Jess Tobin’s Marriage Equality piece

“A lot of the time the reason for this is that it is in a ‘protected’ area – the whole of the city centre seems to be when it comes to street art, however, these areas all have billboards and other advertisements plastered all over them, so why are they given permission, but art isn’t?

“If you look at Belfast, where they don’t need to get permission from the council to paint, the city centre has loads of really amazing street art pieces. It brings the city to life, and attracts a lot of tourists, with arts organisations like Seedhead Arts running regular packed out street art tours of the city centre.

“As well as artists regularly painting in Belfast throughout the year, they also have an annual street art festival, Hit The North.

“Dublin is one of the few main cities in the world that doesn’t have it’s own annual street art festival. If you look at cities all over the world, so many of them now have annual street art festivals, in the UK alone there is Upfest (Bristol), Meeting of Styles (London), Bring The Paint (Leicester), Yardworks (Glasgow), Nuart (Aberdeen), Rochdale Uprising (Manchester), Cheltenham Paint Festival, Blackburn Open Walls and loads more. I won’t go listing the street art festivals in the rest of Europe or the world, because there are too many, but you get the point.

“Every major city, and so many not-so-major cities, have an annual street art festival. But here in Dublin we’re Bally-go-backwards, still fighting with the council for street art to be appreciated and recognised as a worthy art-form that deserves space and permission to exist in the city.

El Viz’s image of Dublin

“Dublin is being left behind. But there are so many amazingly talented artists in the city, there is scope for street art to become a major focal point in the city, but only if the council ease up on the stringent planning permission laws, start protecting cultural hubs (the very few we have left), and also look into Dublin getting an annual street art festival, similar to the festivals in so many cities around the world.

“This will need to happen soon if we don’t want to lose our creatives to cities that do appreciate and encourage creativity.

“I know of too many now who have left or are now planning on leaving as a result of creative spaces closing down, no walls to paint and ridiculously high rents – another issue we should take a leaf out of Berlin’s book to deal with.
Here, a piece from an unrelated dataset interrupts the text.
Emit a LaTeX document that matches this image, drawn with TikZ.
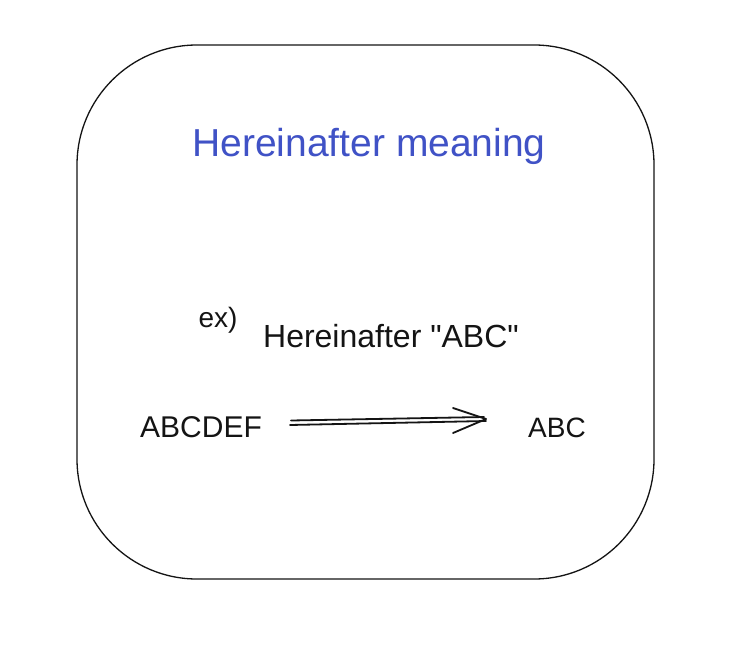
\documentclass[tikz,border=0pt]{standalone}
\usepackage{fontspec}
\setmainfont{Liberation Sans}[Ligatures=TeXOff]
\definecolor{titleblue}{RGB}{64,82,198}
\definecolor{ink}{RGB}{20,20,20}
\begin{document}
\begin{tikzpicture}[x=1pt,y=-1pt,
  txt/.style={inner sep=0pt,anchor=base,text=ink},
  frame/.style={draw=ink,line width=1.3pt,rounded corners=120pt},
  arr/.style={draw=ink,line width=1.8pt,line cap=round}]
\useasboundingbox (0,0) rectangle (743,655);
\fill[white] (0,0) rectangle (743,655);
\draw[frame] (77,45) rectangle (654,579);
\node[txt,text=titleblue,font=\fontsize{39}{44}\selectfont] (title) at (369,157) {Hereinafter meaning};
\node[txt,font=\fontsize{28}{32}\selectfont] (ex) at (218,327) {ex)};
\node[txt,font=\fontsize{32}{36}\selectfont] (herein) at (391,347) {Hereinafter "ABC"};
\node[txt,font=\fontsize{30}{34}\selectfont] (src) at (201,437) {ABCDEF};
\node[txt,font=\fontsize{28}{32}\selectfont] (dst) at (557,437) {ABC};
\coordinate (s1) at (291,420.5);
\coordinate (e1) at (484,417);
\coordinate (s2) at (290,425);
\coordinate (e2) at (486,421);
\coordinate (tip) at (486,419);
\draw[arr] (s1) -- (e1);
\draw[arr] (s2) -- (e2);
\draw[arr] (tip) -- ++(-33,-11);
\draw[arr] (tip) -- ++(-33,14);
\end{tikzpicture}
\end{document}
They have just frozen rents for 5 years to prevent what is happening here at the moment.

One artist we’ve already lost to Berlin is El Viz, who recently stuck posters around the city of his portrayal of Dublin at the moment.

Will St Leger

“Another we are soon to lose to Berlin is Will St. Leger, one of Dublin’s veteran street artists, who in his own words “fought hard to stay in Ireland during the recession”. Will and Maser painted this piece outside The Bernard Shaw in 2009.

“Many more are going to leave if you continue down the track we’re going, I know I’m starting to consider it. There is overwhelming support for street art in the city, so why should we have a grey city because a small percentage of people don’t like street art?”